The 2009 film Sunshine Cleaning received lukewarm reviews from the New York Times and Rolling Stone. Critics halfheartedly admitted that a film whose plot involved smelly body fluids could function as a heartwarming slice-of-life picture. While the film, which premiered in the 2008 Sundance festival, does induce its share of squeamishness, the discomfort you’ll feel while watching it doesn’t just result from icky imagery. Sunshine Cleaning goes where only an independent film can go to address several topics far more disturbing than brain-spattered mattresses, and provides a worthwhile nugget of truth … for those who can stomach it.
Uncomfortable truth #1: Good people do bad things.
Rose Lorkowski, Sunshine Cleaning’s tragicomic heroine, is an incredibly sympathetic character. A working-class single mother who has fallen short of her own ambitions, Rose dives into her crime scene cleanup gig with dignity and optimism. She’s also sleeping with a married man.

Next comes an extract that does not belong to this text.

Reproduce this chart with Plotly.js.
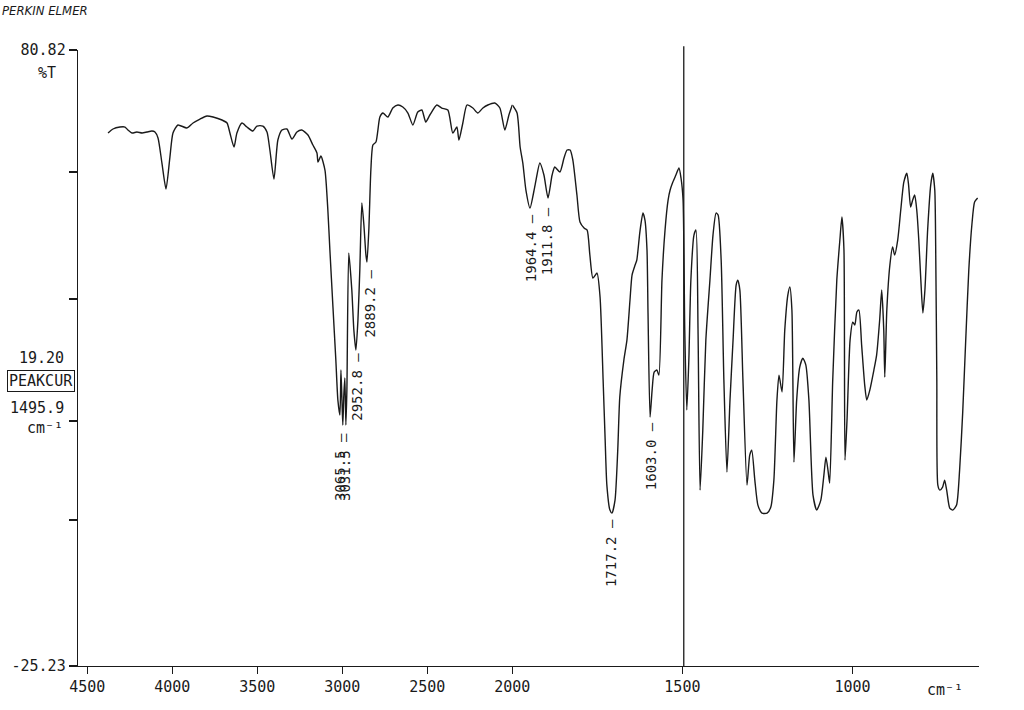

Rose beats herself up about this fact. The audience, on the other hand, is left unsure of how to judge her. Rose is a woman of sound morals who is trying her best to do what it right for her son, Oscar, her family, and her career. Her affair—a smelly stain on her otherwise squeaky-clean ethic résumé—is disappointing to audience members hoping to support the film’s protagonist in all her trials. The fact is that Rose is fallible, and it is impossible to enjoy Sunshine Cleaning without accepting and getting over that.
Uncomfortable truth #2: Daddy doesn’t always know best.
It would be wonderful if financially and emotionally burdened sisters Rose and Norah had a wise, solid character on whom to rely. Ideally, this character would be their father, Joe.
In reality, Joe fumbles to make a living via get-rich-quick schemes just like his daughters. While Joe Lorkowski comes through for his daughters however he can—by watching Oscar, mediating the sisters’ conflicts, and ultimately helping Rose revive her business—he cannot provide them with easier lives or a flawless role model. There is something embarrassing and emasculating about a father’s inability to alleviate his children’s hardship, which draws a grimace from audience members who recognize the sensation.
Uncomfortable truth #3: Failure happens.
Does Rose succeed in her goal to earn enough money to afford private school for Oscar? The film hints that she has a chance, though we don’t get the satisfaction of finding out for sure.
Several endeavors within the film simply flop: Norah makes a mistake that destroys the sisters’ business, and also fails to uplift a sad woman by befriending her; Rose fails to rekindle relationships with her high school buddies and makes a decision to leave her married lover that, while brave, leaves her lonelier than ever. The sisters remain optimistic throughout the movie, as do angelic Oscar and bumbling Joe. They do not, however, really succeed. Sunshine Cleaning offers no resolution, but paints an accurate (if dismaying) portrait of a middle-class American dream gone stale and expired.
Uncomfortable truth #4: You’re gonna die and it might not be pretty.
No one wants to die alone, unloved, and sticky, but some people do. Those are the people whose houses Rose and Norah have to clean, and each house serves as a reminder—to the sisters as well as the audience—that what happens to our bodies after death is dank and undignified.
This truth is not, in my opinion, as uncomfortable as the others in the movie, because there is a foreseeable alternative to the icky exit that the film’s victims make. True, good people make mistakes. True, sometimes the best we can do is not good enough. True, our childhood heroes may abandon and disappoint us. But people like Rose, Norah, and Joe don’t end up like the bodies of which they dispose. This is because they watch out for each other, despite their other failures, and won’t die alone. This element gives a Sundance film a Hollywood ending, and offers its audience a tiny ray of sunshine on its way out of the theater.